Use Descartes' Rule of Signs to state the number of possible positive and negative real zeros of each polynomial function.\n$$P(x)=x^{3}+3 x^{2}-6 x - 8$$

Answer

**step1 Determine the number of sign changes in P(x) for positive real zeros**

To find the number of possible positive real zeros, we examine the signs of the coefficients of the polynomial $$P(x)$$. We count how many times the sign changes from one term to the next.

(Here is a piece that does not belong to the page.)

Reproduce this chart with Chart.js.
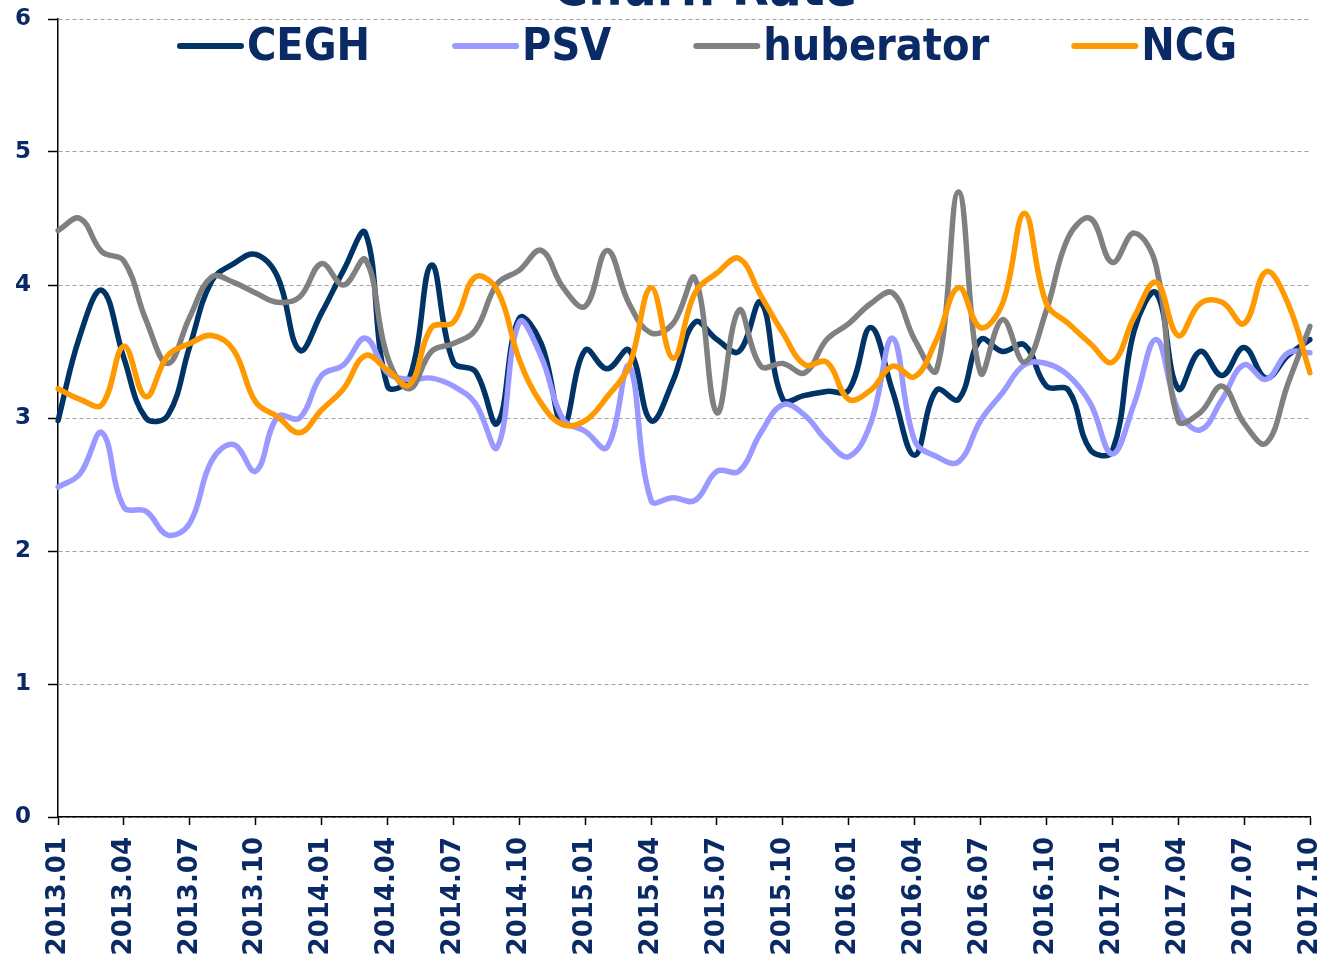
<!DOCTYPE html>
<html>
<head>
<meta charset="utf-8">
<script src="https://cdn.jsdelivr.net/npm/chart.js@4"></script>
<style>
html,body{margin:0;padding:0;background:#fff;}
canvas{display:block;}
</style>
</head>
<body>
<canvas id="churn" width="1323" height="956"></canvas>
<script>
const months = [
"2013.01","2013.02","2013.03","2013.04","2013.05","2013.06","2013.07","2013.08","2013.09","2013.10","2013.11","2013.12",
"2014.01","2014.02","2014.03","2014.04","2014.05","2014.06","2014.07","2014.08","2014.09","2014.10","2014.11","2014.12",
"2015.01","2015.02","2015.03","2015.04","2015.05","2015.06","2015.07","2015.08","2015.09","2015.10","2015.11","2015.12",
"2016.01","2016.02","2016.03","2016.04","2016.05","2016.06","2016.07","2016.08","2016.09","2016.10","2016.11","2016.12",
"2017.01","2017.02","2017.03","2017.04","2017.05","2017.06","2017.07","2017.08","2017.09","2017.10"
];

const cegh = [
2.98,3.62,3.96,3.45,3.00,3.02,3.54,4.03,4.16,4.23,4.06,3.51,
3.79,4.11,4.39,3.24,3.30,4.15,3.42,3.35,2.96,3.75,3.56,2.95,
3.51,3.37,3.51,2.98,3.28,3.72,3.59,3.50,3.87,3.14,3.17,3.20,
3.21,3.68,3.20,2.72,3.21,3.14,3.59,3.50,3.55,3.24,3.21,2.76,
2.75,3.66,3.94,3.22,3.50,3.32,3.53,3.30,3.47,3.59
];

const psv = [
2.48,2.58,2.89,2.33,2.30,2.12,2.21,2.68,2.80,2.60,3.01,3.00,
3.32,3.40,3.60,3.34,3.29,3.30,3.24,3.11,2.78,3.72,3.46,2.99,
2.90,2.78,3.39,2.38,2.40,2.38,2.60,2.60,2.89,3.10,3.02,2.83,
2.71,2.96,3.60,2.83,2.71,2.67,2.98,3.19,3.40,3.41,3.32,3.11,
2.73,3.11,3.59,3.06,2.91,3.14,3.40,3.29,3.49,3.49
];

const huberator = [
4.41,4.50,4.25,4.18,3.74,3.41,3.76,4.06,4.02,3.94,3.87,3.91,
4.16,4.00,4.19,3.46,3.22,3.50,3.56,3.66,4.01,4.11,4.26,3.98,
3.84,4.26,3.86,3.64,3.71,4.05,3.04,3.81,3.39,3.41,3.34,3.59,
3.71,3.86,3.94,3.59,3.36,4.70,3.34,3.74,3.42,3.81,4.36,4.50,
4.17,4.39,4.14,2.98,3.04,3.24,2.96,2.81,3.26,3.69
];

const ncg = [
3.22,3.14,3.10,3.54,3.16,3.47,3.56,3.62,3.51,3.12,3.01,2.89,
3.06,3.22,3.47,3.36,3.25,3.68,3.72,4.06,3.96,3.44,3.11,2.95,
2.98,3.16,3.39,3.98,3.45,3.94,4.09,4.20,3.92,3.64,3.40,3.42,
3.14,3.21,3.39,3.31,3.59,3.98,3.68,3.86,4.54,3.86,3.71,3.56,
3.42,3.76,4.02,3.62,3.86,3.87,3.71,4.10,3.86,3.34
];

const seriesNames = ["CEGH","PSV","huberator","NCG"];
const seriesData = [cegh,psv,huberator,ncg];
const seriesColors = ["#003366","#9999ff","#808080","#ff9900"];
const chartTitle = "Churn Rate";

const navy = "#0a2a66";
const fontName = "'DejaVu Sans'";

// text squeezed a bit sideways, the original font is narrower
function squeezeText(ctx,txt,x,y,sx){
ctx.save();
ctx.translate(x,y);
ctx.scale(sx,1);
ctx.fillText(txt,0,0);
ctx.restore();
}

// title (cut by the top edge) and the legend sitting inside the plot
const topTexts = {
id:"topTexts",
afterDraw(chart){

const ctx = chart.ctx;
const sx = 0.91;

ctx.save();
ctx.fillStyle = navy;
ctx.textBaseline = "alphabetic";
ctx.textAlign = "left";

ctx.font = "bold 53px " + fontName;
let tw = ctx.measureText(chartTitle).width*sx;
squeezeText(ctx,chartTitle,705-tw/2,5,sx);

ctx.font = "bold 44px " + fontName;

const lineLen = 65;
const gap = 82;

let widths = seriesNames.map(n=>ctx.measureText(n).width*sx);
let total = 0;
widths.forEach(w=>{ total += lineLen + 5 + w; });
total += gap*(seriesNames.length-1);

let x = 707 - total/2;

seriesNames.forEach((n,i)=>{

ctx.strokeStyle = seriesColors[i];
ctx.lineWidth = 6;
ctx.lineCap = "round";
ctx.beginPath();
ctx.moveTo(x+3,46);
ctx.lineTo(x+lineLen-1,46);
ctx.stroke();

ctx.fillStyle = navy;
squeezeText(ctx,n,x+lineLen+5,60,sx);

x += lineLen + 5 + widths[i] + gap;

});

ctx.restore();
}
};

new Chart(
document.getElementById("churn"),
{
type:"line",
data:{
labels:months,
datasets:seriesNames.map((n,i)=>({
label:n,
data:seriesData[i],
borderColor:seriesColors[i],
backgroundColor:seriesColors[i],
borderWidth:5.5,
pointRadius:0,
pointHoverRadius:0,
tension:0.4,
fill:false,
borderCapStyle:"round",
borderJoinStyle:"round",
order:3-i
}))
},
options:{
responsive:false,
animation:false,
layout:{
padding:0
},
plugins:{
legend:{display:false},
title:{display:false},
tooltip:{enabled:false}
},
scales:{
x:{
grid:{
drawOnChartArea:false,
tickLength:8,
tickWidth:1.5,
tickColor:c=> c.index%3==0 ? "#000" : "rgba(0,0,0,0)"
},
border:{color:"#000",width:1.5},
ticks:{
autoSkip:false,
maxRotation:90,
minRotation:90,
padding:12,
color:navy,
font:{family:"DejaVu Sans",weight:"bold",size:26,lineHeight:1},
callback:(v,i)=> i%3==0 ? months[i] : ""
},
afterFit:s=>{
s.height = 139;
s.paddingLeft = 0;
s.paddingRight = 13;
}
},
y:{
min:0,
max:6,
ticks:{
stepSize:1,
padding:17,
color:navy,
font:{family:"DejaVu Sans",weight:"bold",size:23}
},
grid:{
color:"#a0a0a0",
lineWidth:1,
tickColor:"#000",
tickLength:10,
tickWidth:1.5
},
border:{color:"#000",width:1.5,dash:[4,3]},
afterFit:s=>{
s.width = 58;
s.paddingTop = 19;
s.paddingBottom = 0;
}
}
}
},
plugins:[topTexts]
}
);
</script>
</body>
</html>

$$P(x)=x^{3}+3 x^{2}-6 x - 8$$

The coefficients are +1, +3, -6, -8.
Let's list the signs:
From $$+x^3$$ to $$+3x^2$$: + to + (No sign change)
From $$+3x^2$$ to $$-6x$$: + to - (One sign change)
From $$-6x$$ to $$-8$$: - to - (No sign change)
There is only one sign change in $$P(x)$$.

**step2 Apply Descartes' Rule of Signs for positive real zeros**

According to Descartes' Rule of Signs, the number of positive real zeros is either equal to the number of sign changes in $$P(x)$$, or it is less than this number by an even whole number. Since there is 1 sign change, the number of positive real zeros must be 1.

$$ \text{Number of positive real zeros} = 1 $$

**step3 Determine P(-x) for negative real zeros**

To find the number of possible negative real zeros, we first need to find $$P(-x)$$ by substituting $$-x$$ for $$x$$ in the original polynomial.

$$P(-x)=(-x)^{3}+3(-x)^{2}-6(-x)-8$$

Now, we simplify the expression:

$$P(-x)=-x^{3}+3x^{2}+6x-8$$

**step4 Determine the number of sign changes in P(-x) for negative real zeros**

Next, we examine the signs of the coefficients of $$P(-x)$$ and count the sign changes.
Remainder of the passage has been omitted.